Doch was ist passiert? Am Morgen des 24. Dezembers stieg plötzlich Rauch aus dem Turm der reformierten Kirche auf. 84 Feuerwehrmänner hatten die Flammen bis zum Mittag grösstenteils unter Kontrolle. Bis der als gelöscht angesehene Brand um 19 Uhr erneut ausbricht. Mit schlimmen Folgen: Die Spitze des Turms stürzt ein. Die Teile stürzen auf das Kirchenschiff, reissen ein Loch ins Dach.

Gab es einen Kurzschluss?

Die Ursache für das Inferno an Heiligabend? Unklar! Wegen Einsturzrisiko verlief die Spurensicherung erst ansatzweise. Führten veraltete Elektroinstallationen zum Feuer? Die reformierte Kirche in Herzogenbuchsee wurde erst 2018 saniert: Orgel, Licht, Heizung und Lüftung wurden erneuert. Doch diese Arbeiten fanden im Hauptgebäude statt – nicht im Turm.

Dieser sei zuletzt in den 1970er-Jahren saniert worden, erklärt Kirchgemeindepräsident Christoph Tanner. Auch für ihn ist der Brand ein Schock. «Seit fünf Jahren bin ich im Amt», sagt er. «Die Kirche ist mir ans Herz gewachsen. Das ist sehr emotional.» Am Donnerstag wird auch klar: Es bleibt nicht nur beim zerstörten Dach. Auch die Orgel ist wegen des Löschwassers beschädigt und an der Decke blättert Gips ab. Insgesamt beläuft sich der Schaden an der historischen Kirche mit Baujahr 1728 auf mehrere Millionen Franken.

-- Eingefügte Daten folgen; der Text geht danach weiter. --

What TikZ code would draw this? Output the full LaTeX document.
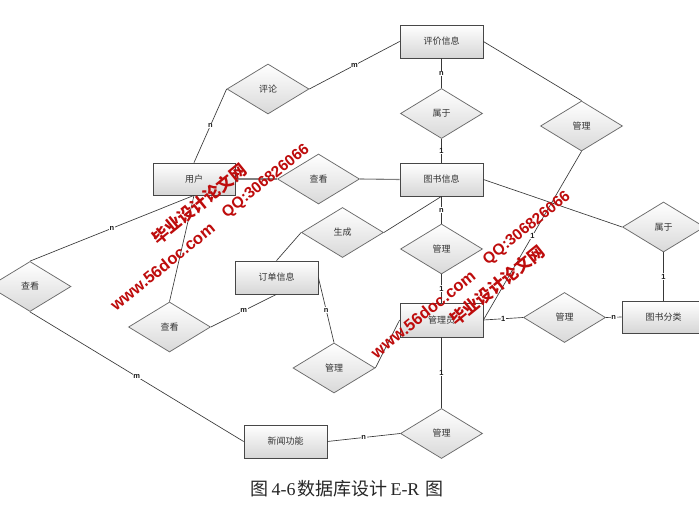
\documentclass[tikz,border=0pt]{standalone}
\usepackage{fontspec}
\setmainfont{Liberation Sans}
\newfontfamily\cjk{Noto Sans CJK SC}
\newfontfamily\serifl{Liberation Serif}
\usetikzlibrary{shapes.geometric,shadows,calc}
\definecolor{wm}{RGB}{190,12,12}
\begin{document}
\begin{tikzpicture}[x=1pt,y=-1pt,
  ent/.style={draw=black!72, line width=0.75pt, rectangle, minimum width=83pt, minimum height=33pt,
    top color=white, bottom color=black!16,
    drop shadow={shadow xshift=1.2pt, shadow yshift=-1.2pt, opacity=0.3},
    font=\cjk\fontsize{9}{10}\selectfont, text=black!80},
  rel/.style={draw=black!58, line width=0.75pt, diamond, minimum width=82pt, minimum height=50pt,
    inner sep=0pt, top color=white, bottom color=black!15,
    font=\cjk\fontsize{9}{10}\selectfont, text=black!80},
  ln/.style={draw=black!78, line width=0.65pt},
  lnb/.style={draw=black!50, line width=1.1pt},
  lbl/.style={fill=white, inner sep=0.6pt, font=\fontsize{7.5}{8}\selectfont\bfseries, text=black!90},
  wmt/.style={text=wm, rotate=39, inner sep=0pt}
]
\useasboundingbox (0,0) rectangle (699,518);
\fill[white] (0,0) rectangle (699,518);
\clip (0,0) rectangle (699,518);

% entities
\node[ent] (pj)  at (441.5,41.5)  {评价信息};
\node[ent] (ts)  at (441.5,179.5) {图书信息};
\node[ent, minimum width=82pt, minimum height=32pt] (yh) at (194,179) {用户};
\node[ent] (dd)  at (276.5,277.5) {订单信息};
\node[ent, minimum height=34pt] (gly) at (441.5,320) {管理员};
\node[ent, minimum height=32pt] (fl)  at (663.5,317) {图书分类};
\node[ent] (xw)  at (285.5,441.5) {新闻功能};

% relationships
\node[rel] (pl)  at (268,89)      {评论};
\node[rel] (sy1) at (441.5,113.5) {属于};
\node[rel] (ck1) at (318.5,179)   {查看};
\node[rel] (gl1) at (581.5,126)   {管理};
\node[rel] (sy2) at (663.5,227)   {属于};
\node[rel] (sc)  at (342.5,232.5) {生成};
\node[rel] (gl2) at (441.5,249)   {管理};
\node[rel] (ck2) at (169.5,327)   {查看};
\node[rel] (ck3) at (30,286.5)    {查看};
\node[rel] (gl3) at (334,368)     {管理};
\node[rel] (gl4) at (564.5,317.5) {管理};
\node[rel] (gl5) at (441.5,433.5) {管理};

% connectors
\draw[ln] (yh.north) -- node[lbl]{n} (pl.west);
\draw[ln] (pl.east) -- node[lbl]{m} (pj.west);
\draw[ln] (pj.south) -- node[lbl]{n} (sy1.north);
\draw[ln] (sy1.south) -- node[lbl]{1} (ts.north);
\draw[ln] (pj.east) -- (gl1.north);
\draw[ln] (gl1.south) -- node[lbl]{1} (gly.east);
\draw[lnb] (yh.east) -- (ck1.west);
\draw[lnb] (ck1.east) -- (ts.west);
\draw[ln] (ts.east) -- (sy2.west);
\draw[ln] (sy2.south) -- node[lbl]{1} (fl.north);
\draw[ln] (ts.south) -- node[lbl]{n} (gl2.north);
\draw[ln] (gl2.south) -- node[lbl]{1} (gly.north);
\draw[ln] (ts.south) -- (sc.east);
\draw[ln] (sc.west) -- (dd.north);
\draw[ln] (dd.east) -- node[lbl]{n} (gl3.north);
\draw[ln] (gl3.east) -- (gly.west);
\draw[ln] (gly.south) -- node[lbl]{1} (gl5.north);
\draw[ln] (gl5.west) -- node[lbl]{n} (xw.east);
\draw[ln] (ck3.south) -- node[lbl]{m} (xw.west);
\draw[ln] (ck3.north) -- node[lbl]{n} (yh.south);
\draw[ln] (yh.south) -- (ck2.north);
\draw[ln] (ck2.east) -- node[lbl]{m} (dd.south);
\draw[ln] (gly.east) -- node[lbl]{1} (gl4.west);
\draw[ln] (gl4.east) -- node[lbl]{n} (fl.west);

% caption
\node[text=black!85, font=\fontsize{18}{20}\selectfont] (cap) at (347,489)
  {\cjk 图\hspace{3pt}\serifl 4-6\hspace{2pt}\cjk 数据库设计\hspace{3pt}\serifl E-R\hspace{6pt}\cjk 图};

% watermarks
\node[wmt, font=\cjk\bfseries\fontsize{16.5}{17}\selectfont] (wa1) at (199,204) {毕业设计论文网};
\node[wmt, font=\bfseries\fontsize{16.5}{17}\selectfont] (wa2) at (162.5,266.5) {www.56doc.com};
\node[wmt, font=\bfseries\fontsize{15.5}{16}\selectfont] (wa3) at (266,181.5) {QQ:306826066};
\node[wmt, font=\cjk\bfseries\fontsize{16.5}{17}\selectfont] (wb1) at (497,285.5) {毕业设计论文网};
\node[wmt, font=\bfseries\fontsize{16.5}{17}\selectfont] (wb2) at (423,314) {www.56doc.com};
\node[wmt, font=\bfseries\fontsize{15.5}{16}\selectfont] (wb3) at (527,228.5) {QQ:306826066};
\end{tikzpicture}
\end{document}
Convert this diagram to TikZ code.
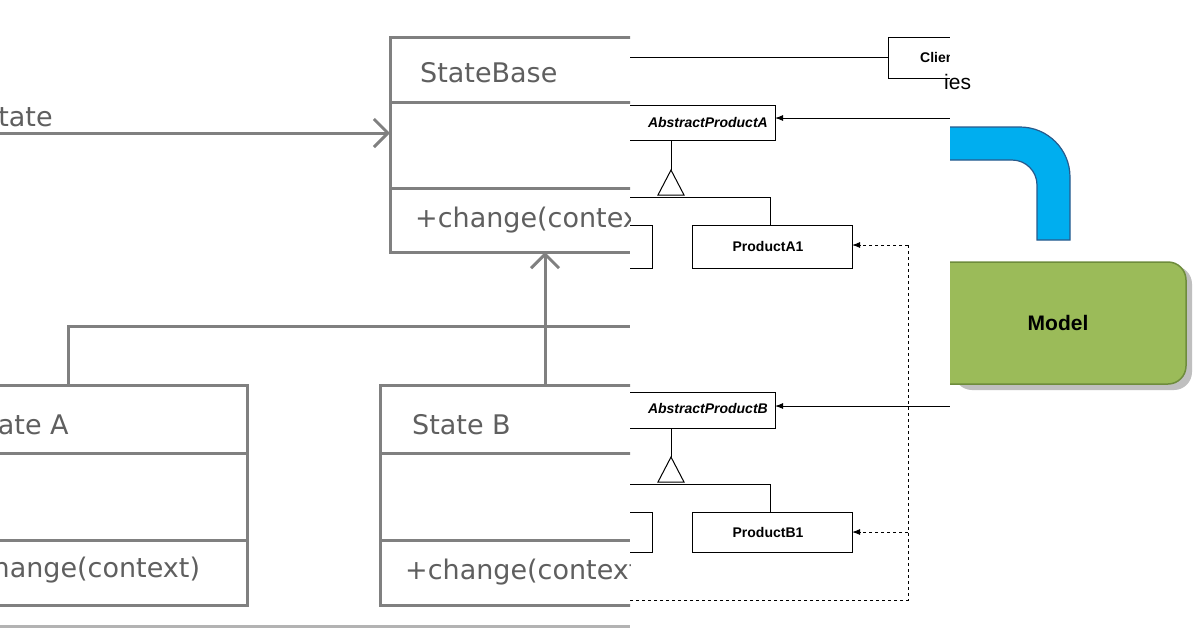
\documentclass[tikz,border=0pt]{standalone}
\usepackage{fontspec}
\setmainfont{Liberation Sans}
\newfontfamily\leftfont{DejaVu Sans}
\usetikzlibrary{arrows.meta}
\definecolor{gline}{RGB}{128,128,128}
\definecolor{gtext}{RGB}{95,95,95}
\definecolor{pipe}{RGB}{0,174,239}
\definecolor{pipeedge}{RGB}{40,90,140}
\definecolor{model}{RGB}{155,187,89}
\definecolor{modeledge}{RGB}{110,140,60}
\begin{document}
\begin{tikzpicture}[x=1pt,y=-1pt,
  gbox/.style={draw=gline,line width=3pt,fill=white},
  gl/.style={draw=gline,line width=3pt},
  gt/.style={text=gtext,font=\leftfont\fontsize{27}{27}\selectfont,anchor=west,inner sep=0},
  bbox/.style={draw=black,line width=1pt,fill=white},
  bl/.style={draw=black,line width=1pt},
  bt/.style={font=\bfseries\fontsize{14}{14}\selectfont,inner sep=0},
  open/.style={-{Straight Barb[length=14pt,width=28pt,line width=3pt]}},
  fil/.style={-{Latex[length=8pt,width=6pt]}}]
\useasboundingbox (0,0) rectangle (1200,630);
\fill[white] (0,0) rectangle (1200,630);
% ---------- left panel ----------
\begin{scope}
\clip (0,0) rectangle (630,630);
\draw[gbox] (390,37) rectangle (660,252);
\draw[gl] (390,102) -- (660,102) (390,188) -- (660,188);
\node[gt] (sb) at (420,73) {StateBase};
\node[gt] (sbm) at (415,220) {+change(context)};
\node[gt] (st) at (-19,117) {State};
\coordinate (l0) at (0,133);
\coordinate (sbl) at (390,133);
\draw[gl,open] (l0) -- (sbl);
\draw[gbox] (-40,385) rectangle (247,605);
\draw[gl] (-40,453) -- (247,453) (-40,540) -- (247,540);
\node[gt] (sa) at (-30,425) {State A};
\node[gt] (sam) at (-45,570) {+change(context)};
\draw[gbox] (380,385) rectangle (700,605);
\draw[gl] (380,453) -- (700,453) (380,540) -- (700,540);
\node[gt] (sbb) at (412,425) {State B};
\node[gt] (sbbm) at (405,572) {+change(context)};
\draw[gl] (68,385) -- (68,326) -- (630,326);
\draw[gl,open] (545,385) -- (545,252);
\draw[draw=gline!60,line width=3pt] (0,626) -- (630,626);
\end{scope}
% ---------- middle panel ----------
\begin{scope}
\clip (630,0) rectangle (950,630);
\draw[bl] (630,57) -- (888,57);
\draw[bbox] (888,37) rectangle (990,78);
\node[bt,anchor=west] (cl) at (920,57) {Client};
\draw[bbox] (560,105) rectangle (775,140);
\node[bt,font=\bfseries\itshape\fontsize{14}{14}\selectfont,anchor=east] (apa) at (768,122) {AbstractProductA};
\draw[bl,fil] (950,118) -- (775,118);
\draw[bl] (671,140) -- (671,170);
\draw[bl,fill=white] (671,170) -- (684,195) -- (658,195) -- cycle;
\draw[bl] (600,197) -- (770,197) -- (770,225);
\draw[bbox] (560,225) rectangle (652,268);
\draw[bbox] (692,225) rectangle (852,268);
\node[bt] (pa1) at (768,246) {ProductA1};
\draw[bl,dashed,fil] (908,245) -- (852,245);
\draw[bl,dashed] (908,245) -- (908,600) -- (630,600);
\draw[bbox] (560,392) rectangle (775,428);
\node[bt,font=\bfseries\itshape\fontsize{14}{14}\selectfont,anchor=east] (apb) at (768,408) {AbstractProductB};
\draw[bl,fil] (950,406) -- (775,406);
\draw[bl] (671,428) -- (671,457);
\draw[bl,fill=white] (671,457) -- (684,482) -- (658,482) -- cycle;
\draw[bl] (600,484) -- (770,484) -- (770,512);
\draw[bbox] (560,512) rectangle (652,552);
\draw[bbox] (692,512) rectangle (852,552);
\node[bt] (pb1) at (768,532) {ProductB1};
\draw[bl,dashed,fil] (908,532) -- (852,532);
\end{scope}
% ---------- right panel ----------
\begin{scope}
\clip (950,0) rectangle (1200,630);
\fill[white] (950,0) rectangle (1200,630);
\draw[pipeedge,line width=1.2pt,fill=pipe] (940,127) -- (1020,127) arc (-90:0:50) -- (1070,240) -- (1037,240) -- (1037,185) arc (0:-90:25) -- (940,160) -- cycle;
\fill[gray!50,rounded corners=18pt] (954,266) rectangle (1192,390);
\draw[modeledge,line width=1.5pt,fill=model,rounded corners=18pt] (930,262) rectangle (1186,384);
\node[font=\bfseries\fontsize{21}{21}\selectfont] (m) at (1058,323) {Model};
\end{scope}
\node[font=\fontsize{21}{21}\selectfont,anchor=west,inner sep=0] (ie) at (944,82) {ies};
\end{tikzpicture}
\end{document}
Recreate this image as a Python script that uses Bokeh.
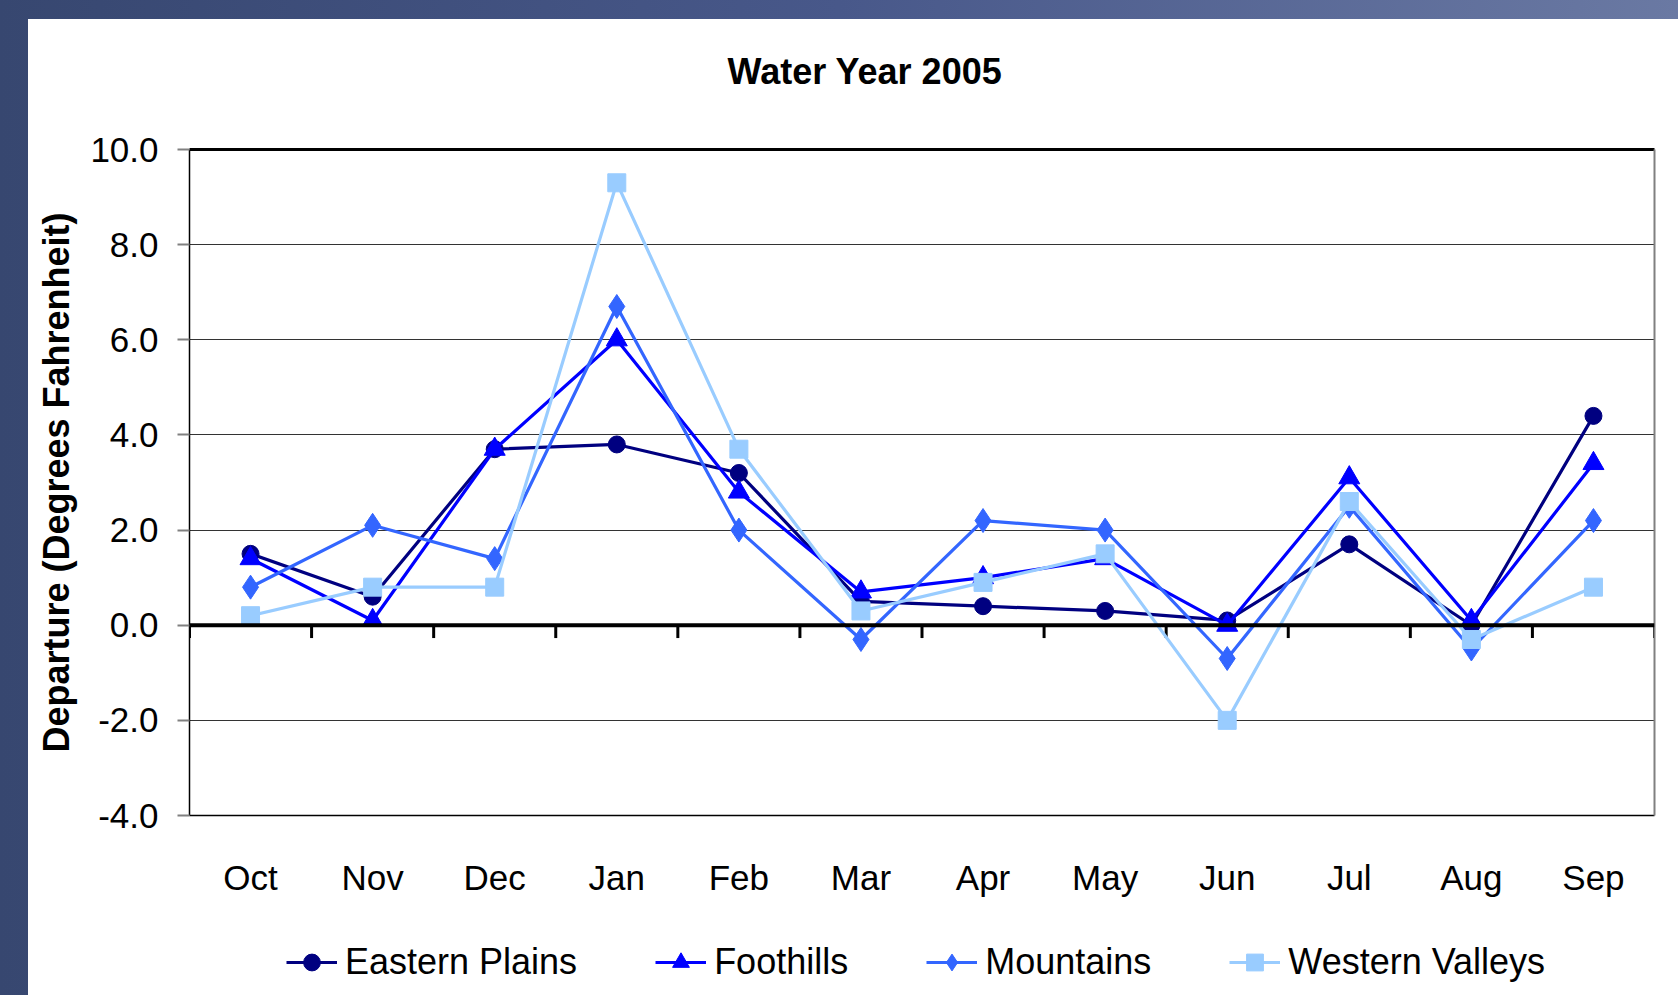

«Krippenfiguren sind in Sicherheit»

Dennoch versucht Tanner dem Brand an Heiligabend Positives abzugewinnen. «Kelche und Krippenfiguren konnten gerettet werden», sagt er. Es seien Objekte von grossem emotionalen Wert. Ihm liegt auch ein herzliches Angebot der katholischen Gemeinde vor. Solange die Aufbauarbeiten laufen, dürfen die Evangelisch-Reformierten in der katholischen Kirche ihre Gottesdienste halten.

Über diesen starken Zusammenhalt im Ort freut sich auch Gemeindepräsident Markus Loosli (62). Er sagt: «Viele Einwohner waren bereits an Heiligabend beim Brand. Es war ihnen wichtig, zu sehen, was mit ihrer Kirche passiert.» Deshalb musste er über Weihnachten nahezu ohne Unterbruch Auskunft geben.

Kinder zeichneten für die Feuerwehr

Zudem brachten die Einheimischen den Feuerwehrmännern im Einsatz warme Getränke und Essen. Feuerwehr-Kommandant Simon Schär (48) freut sich besonders über aufmunternde Worte von Kindern. «Wir bekamen mehrere Zeichnungen geschenkt», sagt er BLICK und erklärt stolz. «Diese hängen nun im Feuerwehrlokal.»

Seine Männer standen bis am Donnerstag im Einsatz. Am Freitag kommen die ersten Arbeiter, die das Gebäude sichern und das Dach vor Regen schützen. Die Aufbauarbeiten werden wohl Monate dauern. Noch ist unklar, wann in dieser Kirche wieder ein Gottesdienst stattfindet.